» GOAL: Transcribe the stretch of entries below from the line with "Write a component" through the line with "Chart.register(...registerables);", exactly and with both ends included; leave out all other lines.

-- start INPUT DATA --

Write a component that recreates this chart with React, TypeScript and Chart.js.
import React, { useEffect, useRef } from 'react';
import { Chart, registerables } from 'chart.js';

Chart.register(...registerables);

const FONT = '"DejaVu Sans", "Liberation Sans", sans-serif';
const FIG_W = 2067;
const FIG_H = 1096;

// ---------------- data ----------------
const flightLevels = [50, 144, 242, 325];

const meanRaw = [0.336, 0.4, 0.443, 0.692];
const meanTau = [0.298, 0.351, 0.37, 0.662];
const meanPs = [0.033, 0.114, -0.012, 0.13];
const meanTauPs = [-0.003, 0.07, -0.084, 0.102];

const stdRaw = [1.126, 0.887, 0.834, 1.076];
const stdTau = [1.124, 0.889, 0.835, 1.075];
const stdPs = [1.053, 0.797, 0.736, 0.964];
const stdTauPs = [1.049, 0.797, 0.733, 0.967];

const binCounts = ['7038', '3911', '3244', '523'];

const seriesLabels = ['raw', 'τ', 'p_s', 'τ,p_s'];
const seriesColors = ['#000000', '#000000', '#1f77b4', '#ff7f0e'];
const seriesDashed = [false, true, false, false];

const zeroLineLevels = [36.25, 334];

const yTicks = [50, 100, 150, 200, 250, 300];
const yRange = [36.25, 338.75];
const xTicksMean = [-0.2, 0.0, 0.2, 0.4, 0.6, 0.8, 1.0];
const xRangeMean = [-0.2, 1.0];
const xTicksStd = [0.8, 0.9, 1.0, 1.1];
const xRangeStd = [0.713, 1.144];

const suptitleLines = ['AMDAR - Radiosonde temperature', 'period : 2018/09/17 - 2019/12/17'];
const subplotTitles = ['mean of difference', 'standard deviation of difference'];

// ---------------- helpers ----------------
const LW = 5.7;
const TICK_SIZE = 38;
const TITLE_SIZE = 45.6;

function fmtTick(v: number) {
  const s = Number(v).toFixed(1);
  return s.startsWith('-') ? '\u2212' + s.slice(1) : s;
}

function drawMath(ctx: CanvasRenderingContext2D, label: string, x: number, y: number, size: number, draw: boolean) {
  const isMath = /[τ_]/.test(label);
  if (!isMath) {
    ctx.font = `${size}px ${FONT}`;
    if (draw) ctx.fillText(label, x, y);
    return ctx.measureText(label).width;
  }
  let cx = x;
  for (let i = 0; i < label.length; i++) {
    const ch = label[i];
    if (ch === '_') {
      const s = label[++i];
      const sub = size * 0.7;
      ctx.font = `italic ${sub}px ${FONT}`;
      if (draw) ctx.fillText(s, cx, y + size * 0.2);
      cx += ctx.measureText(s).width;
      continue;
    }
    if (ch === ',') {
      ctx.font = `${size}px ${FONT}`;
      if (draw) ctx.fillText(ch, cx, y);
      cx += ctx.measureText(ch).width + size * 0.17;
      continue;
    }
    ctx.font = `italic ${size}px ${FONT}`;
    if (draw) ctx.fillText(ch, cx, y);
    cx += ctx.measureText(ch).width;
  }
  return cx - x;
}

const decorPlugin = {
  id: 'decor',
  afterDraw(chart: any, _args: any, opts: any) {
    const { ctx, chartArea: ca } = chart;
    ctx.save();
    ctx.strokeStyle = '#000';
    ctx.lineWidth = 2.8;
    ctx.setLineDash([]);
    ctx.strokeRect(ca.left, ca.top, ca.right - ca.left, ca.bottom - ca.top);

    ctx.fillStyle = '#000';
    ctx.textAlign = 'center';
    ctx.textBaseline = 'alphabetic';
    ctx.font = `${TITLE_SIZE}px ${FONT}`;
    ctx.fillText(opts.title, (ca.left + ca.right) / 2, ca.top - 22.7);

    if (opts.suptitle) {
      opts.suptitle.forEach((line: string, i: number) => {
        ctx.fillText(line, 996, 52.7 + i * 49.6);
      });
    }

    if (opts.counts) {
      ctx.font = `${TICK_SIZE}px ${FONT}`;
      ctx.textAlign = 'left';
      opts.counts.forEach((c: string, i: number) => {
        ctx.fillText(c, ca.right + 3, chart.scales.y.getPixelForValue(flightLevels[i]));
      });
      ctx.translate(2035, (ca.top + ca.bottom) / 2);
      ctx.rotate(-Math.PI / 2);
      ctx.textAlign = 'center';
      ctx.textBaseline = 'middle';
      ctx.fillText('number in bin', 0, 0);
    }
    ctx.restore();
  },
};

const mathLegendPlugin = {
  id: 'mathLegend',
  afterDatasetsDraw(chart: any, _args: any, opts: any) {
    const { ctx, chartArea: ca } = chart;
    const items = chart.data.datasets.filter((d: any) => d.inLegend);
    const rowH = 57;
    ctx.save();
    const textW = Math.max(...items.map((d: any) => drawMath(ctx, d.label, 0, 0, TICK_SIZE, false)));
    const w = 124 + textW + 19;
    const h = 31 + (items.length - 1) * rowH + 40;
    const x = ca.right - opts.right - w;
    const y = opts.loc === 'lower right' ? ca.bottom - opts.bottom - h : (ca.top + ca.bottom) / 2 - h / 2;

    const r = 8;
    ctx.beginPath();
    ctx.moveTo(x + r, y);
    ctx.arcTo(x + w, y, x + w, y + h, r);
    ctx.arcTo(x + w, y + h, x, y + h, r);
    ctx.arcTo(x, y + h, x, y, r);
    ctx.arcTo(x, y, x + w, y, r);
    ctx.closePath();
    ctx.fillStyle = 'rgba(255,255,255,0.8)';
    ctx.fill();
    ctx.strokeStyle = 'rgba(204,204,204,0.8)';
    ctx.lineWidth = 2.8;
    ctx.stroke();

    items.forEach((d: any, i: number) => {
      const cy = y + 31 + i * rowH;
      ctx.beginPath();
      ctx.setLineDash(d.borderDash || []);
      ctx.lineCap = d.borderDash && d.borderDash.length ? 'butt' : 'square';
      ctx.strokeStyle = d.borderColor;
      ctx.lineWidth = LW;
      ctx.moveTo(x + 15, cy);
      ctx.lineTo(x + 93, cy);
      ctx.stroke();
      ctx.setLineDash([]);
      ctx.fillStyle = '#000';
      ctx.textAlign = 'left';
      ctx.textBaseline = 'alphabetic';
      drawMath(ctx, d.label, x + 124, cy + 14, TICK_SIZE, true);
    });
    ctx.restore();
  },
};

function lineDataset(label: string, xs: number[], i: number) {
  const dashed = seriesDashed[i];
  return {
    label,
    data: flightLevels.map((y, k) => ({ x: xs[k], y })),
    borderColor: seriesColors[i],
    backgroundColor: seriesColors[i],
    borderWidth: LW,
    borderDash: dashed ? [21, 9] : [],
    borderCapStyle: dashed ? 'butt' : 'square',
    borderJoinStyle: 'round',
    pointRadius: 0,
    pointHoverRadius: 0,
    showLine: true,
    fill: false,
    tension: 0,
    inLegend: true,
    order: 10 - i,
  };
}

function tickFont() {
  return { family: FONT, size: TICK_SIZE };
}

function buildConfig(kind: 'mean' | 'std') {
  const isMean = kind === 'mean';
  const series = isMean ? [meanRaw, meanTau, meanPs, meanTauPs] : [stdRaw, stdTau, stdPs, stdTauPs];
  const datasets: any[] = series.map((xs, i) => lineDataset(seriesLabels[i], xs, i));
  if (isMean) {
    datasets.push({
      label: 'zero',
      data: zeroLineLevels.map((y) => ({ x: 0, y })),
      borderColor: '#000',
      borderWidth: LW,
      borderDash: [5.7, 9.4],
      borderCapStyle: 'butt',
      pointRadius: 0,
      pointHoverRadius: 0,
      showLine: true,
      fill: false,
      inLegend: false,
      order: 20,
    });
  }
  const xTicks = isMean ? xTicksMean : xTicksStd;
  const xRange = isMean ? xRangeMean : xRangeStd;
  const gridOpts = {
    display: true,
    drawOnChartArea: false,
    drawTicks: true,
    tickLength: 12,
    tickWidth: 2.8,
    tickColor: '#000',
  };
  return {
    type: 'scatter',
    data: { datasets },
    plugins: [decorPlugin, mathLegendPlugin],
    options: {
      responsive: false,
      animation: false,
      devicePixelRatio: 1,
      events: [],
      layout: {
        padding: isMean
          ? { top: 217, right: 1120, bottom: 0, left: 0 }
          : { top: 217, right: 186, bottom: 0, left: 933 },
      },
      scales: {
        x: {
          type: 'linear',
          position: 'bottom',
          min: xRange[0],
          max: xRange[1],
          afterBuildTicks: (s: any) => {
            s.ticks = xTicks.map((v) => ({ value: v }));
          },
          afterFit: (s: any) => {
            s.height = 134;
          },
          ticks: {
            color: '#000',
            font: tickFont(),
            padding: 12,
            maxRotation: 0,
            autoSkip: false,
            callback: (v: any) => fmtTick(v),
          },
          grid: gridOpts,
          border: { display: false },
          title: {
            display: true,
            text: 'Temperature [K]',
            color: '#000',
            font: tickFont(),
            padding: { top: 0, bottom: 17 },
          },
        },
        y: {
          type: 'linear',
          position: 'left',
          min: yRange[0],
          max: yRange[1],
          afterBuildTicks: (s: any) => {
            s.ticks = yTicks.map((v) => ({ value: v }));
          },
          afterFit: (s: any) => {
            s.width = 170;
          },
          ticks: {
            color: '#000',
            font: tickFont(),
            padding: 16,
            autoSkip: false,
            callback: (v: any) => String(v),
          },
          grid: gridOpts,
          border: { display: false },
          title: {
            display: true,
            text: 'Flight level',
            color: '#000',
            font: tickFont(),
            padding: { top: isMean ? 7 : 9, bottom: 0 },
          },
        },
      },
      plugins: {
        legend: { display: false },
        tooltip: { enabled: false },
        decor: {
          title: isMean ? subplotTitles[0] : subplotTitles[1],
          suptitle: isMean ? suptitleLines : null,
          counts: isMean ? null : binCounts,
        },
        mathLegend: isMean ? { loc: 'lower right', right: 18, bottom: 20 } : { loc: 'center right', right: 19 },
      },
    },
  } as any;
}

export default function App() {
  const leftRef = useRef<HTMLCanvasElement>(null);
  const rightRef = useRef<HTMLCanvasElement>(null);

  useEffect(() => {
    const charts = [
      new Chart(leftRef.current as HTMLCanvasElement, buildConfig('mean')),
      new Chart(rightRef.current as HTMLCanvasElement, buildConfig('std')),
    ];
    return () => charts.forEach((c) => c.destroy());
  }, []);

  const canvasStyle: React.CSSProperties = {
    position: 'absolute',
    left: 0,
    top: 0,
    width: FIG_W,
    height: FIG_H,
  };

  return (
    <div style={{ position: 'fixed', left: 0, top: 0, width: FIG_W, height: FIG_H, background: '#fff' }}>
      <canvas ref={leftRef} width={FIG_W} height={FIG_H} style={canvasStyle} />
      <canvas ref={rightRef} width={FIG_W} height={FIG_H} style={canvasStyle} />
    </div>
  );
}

-- end INPUT DATA --
-- start INPUT DATA --

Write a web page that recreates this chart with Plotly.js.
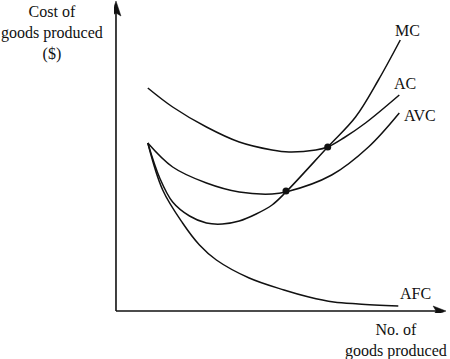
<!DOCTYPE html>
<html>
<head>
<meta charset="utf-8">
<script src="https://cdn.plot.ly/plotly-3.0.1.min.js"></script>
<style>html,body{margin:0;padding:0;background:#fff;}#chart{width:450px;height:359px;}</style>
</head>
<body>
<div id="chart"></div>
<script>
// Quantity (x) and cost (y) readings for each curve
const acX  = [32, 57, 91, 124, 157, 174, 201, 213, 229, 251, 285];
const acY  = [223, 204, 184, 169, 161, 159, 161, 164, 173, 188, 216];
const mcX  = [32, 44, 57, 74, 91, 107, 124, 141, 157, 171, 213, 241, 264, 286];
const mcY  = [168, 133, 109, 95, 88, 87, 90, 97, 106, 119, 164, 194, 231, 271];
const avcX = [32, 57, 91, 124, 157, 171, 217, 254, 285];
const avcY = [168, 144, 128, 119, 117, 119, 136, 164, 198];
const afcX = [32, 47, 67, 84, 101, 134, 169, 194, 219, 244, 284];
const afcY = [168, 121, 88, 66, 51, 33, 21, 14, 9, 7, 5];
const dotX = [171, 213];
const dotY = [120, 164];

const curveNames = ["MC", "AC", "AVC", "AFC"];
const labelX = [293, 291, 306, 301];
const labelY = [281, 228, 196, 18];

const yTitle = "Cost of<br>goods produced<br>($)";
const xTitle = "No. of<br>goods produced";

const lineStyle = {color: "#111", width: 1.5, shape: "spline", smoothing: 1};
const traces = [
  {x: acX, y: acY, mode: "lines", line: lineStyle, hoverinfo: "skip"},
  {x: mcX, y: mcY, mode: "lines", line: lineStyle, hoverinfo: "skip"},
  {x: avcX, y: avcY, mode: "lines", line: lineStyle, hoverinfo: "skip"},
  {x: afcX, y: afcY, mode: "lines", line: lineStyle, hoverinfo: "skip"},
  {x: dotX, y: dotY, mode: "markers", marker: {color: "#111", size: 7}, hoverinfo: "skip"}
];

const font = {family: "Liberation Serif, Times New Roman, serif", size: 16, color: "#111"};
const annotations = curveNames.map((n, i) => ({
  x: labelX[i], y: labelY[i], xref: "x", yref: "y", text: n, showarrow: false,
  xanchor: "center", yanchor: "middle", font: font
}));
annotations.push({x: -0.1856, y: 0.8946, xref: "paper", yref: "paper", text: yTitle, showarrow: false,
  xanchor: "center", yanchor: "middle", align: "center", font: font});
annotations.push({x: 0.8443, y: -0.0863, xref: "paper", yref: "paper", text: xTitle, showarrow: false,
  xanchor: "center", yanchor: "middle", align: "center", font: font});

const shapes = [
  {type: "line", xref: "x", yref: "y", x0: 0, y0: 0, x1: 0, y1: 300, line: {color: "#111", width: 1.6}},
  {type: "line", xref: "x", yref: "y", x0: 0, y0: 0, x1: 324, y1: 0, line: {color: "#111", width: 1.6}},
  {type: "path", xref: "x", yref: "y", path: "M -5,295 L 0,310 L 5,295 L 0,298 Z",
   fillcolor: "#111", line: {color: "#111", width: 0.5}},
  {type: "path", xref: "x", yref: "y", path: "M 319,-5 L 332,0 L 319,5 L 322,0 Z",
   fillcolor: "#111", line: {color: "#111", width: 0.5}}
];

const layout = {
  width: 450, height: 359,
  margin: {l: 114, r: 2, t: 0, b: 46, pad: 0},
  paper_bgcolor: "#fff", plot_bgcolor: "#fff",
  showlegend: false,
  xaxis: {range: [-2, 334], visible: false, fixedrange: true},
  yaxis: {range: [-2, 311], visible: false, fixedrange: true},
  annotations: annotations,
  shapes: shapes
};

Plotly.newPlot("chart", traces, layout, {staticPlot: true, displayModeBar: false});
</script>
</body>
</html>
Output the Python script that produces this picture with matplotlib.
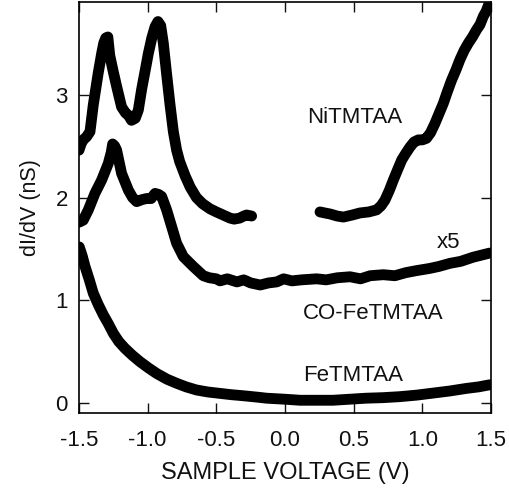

-- end INPUT DATA --
-- start INPUT DATA --

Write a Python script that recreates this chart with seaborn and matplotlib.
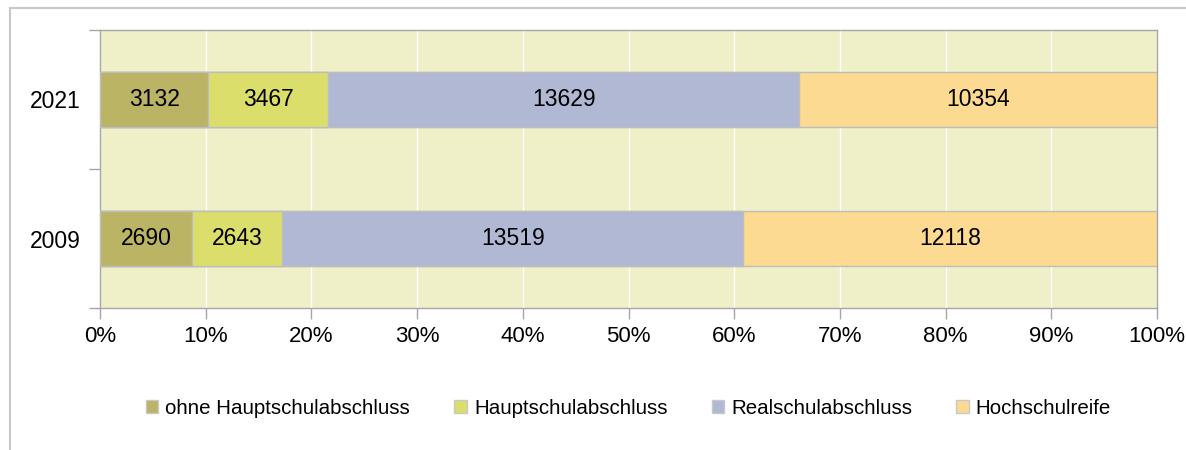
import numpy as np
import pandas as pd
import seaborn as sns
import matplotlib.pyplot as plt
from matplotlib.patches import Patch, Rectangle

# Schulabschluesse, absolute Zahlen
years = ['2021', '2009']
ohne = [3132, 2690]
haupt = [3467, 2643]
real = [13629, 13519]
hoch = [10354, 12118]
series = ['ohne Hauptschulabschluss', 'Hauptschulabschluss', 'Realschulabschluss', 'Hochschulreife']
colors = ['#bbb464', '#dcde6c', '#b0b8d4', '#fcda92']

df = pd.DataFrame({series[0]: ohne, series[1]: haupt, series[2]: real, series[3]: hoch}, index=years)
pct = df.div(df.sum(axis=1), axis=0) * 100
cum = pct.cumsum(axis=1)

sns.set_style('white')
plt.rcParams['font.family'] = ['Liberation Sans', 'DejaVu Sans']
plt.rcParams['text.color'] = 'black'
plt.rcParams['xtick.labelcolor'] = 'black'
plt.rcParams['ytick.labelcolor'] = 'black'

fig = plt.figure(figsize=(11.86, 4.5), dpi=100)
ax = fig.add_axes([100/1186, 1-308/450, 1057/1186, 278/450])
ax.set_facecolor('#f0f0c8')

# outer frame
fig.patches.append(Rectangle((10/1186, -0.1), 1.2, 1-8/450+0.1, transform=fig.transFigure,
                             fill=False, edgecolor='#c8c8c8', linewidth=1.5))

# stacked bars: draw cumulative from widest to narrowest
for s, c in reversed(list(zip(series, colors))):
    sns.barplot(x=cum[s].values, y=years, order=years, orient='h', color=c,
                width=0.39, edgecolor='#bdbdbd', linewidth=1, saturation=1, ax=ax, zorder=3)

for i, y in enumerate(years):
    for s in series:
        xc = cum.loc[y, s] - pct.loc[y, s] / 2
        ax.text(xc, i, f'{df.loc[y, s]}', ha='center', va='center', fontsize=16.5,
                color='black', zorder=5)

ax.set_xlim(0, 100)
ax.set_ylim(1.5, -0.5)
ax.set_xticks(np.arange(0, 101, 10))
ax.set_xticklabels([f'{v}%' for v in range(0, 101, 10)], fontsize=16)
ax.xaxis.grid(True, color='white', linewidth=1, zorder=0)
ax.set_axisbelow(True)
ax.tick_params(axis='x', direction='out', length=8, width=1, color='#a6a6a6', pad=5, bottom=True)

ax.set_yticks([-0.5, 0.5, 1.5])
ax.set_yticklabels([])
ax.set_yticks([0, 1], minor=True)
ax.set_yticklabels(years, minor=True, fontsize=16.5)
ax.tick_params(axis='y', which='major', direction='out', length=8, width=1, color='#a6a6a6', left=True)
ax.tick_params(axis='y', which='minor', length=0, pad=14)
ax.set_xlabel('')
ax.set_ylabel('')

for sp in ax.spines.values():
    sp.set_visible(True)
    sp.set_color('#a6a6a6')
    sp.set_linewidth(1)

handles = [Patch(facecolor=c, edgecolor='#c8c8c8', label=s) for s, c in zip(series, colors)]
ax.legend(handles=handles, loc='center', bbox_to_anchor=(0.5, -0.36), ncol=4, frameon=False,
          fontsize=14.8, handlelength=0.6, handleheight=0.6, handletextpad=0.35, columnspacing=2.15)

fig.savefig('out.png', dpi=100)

-- end INPUT DATA --

» THE ANSWER:
Write a component that recreates this chart with React, TypeScript and Chart.js.
import React, { useEffect, useRef } from 'react';
import { Chart, registerables } from 'chart.js';

Chart.register(...registerables);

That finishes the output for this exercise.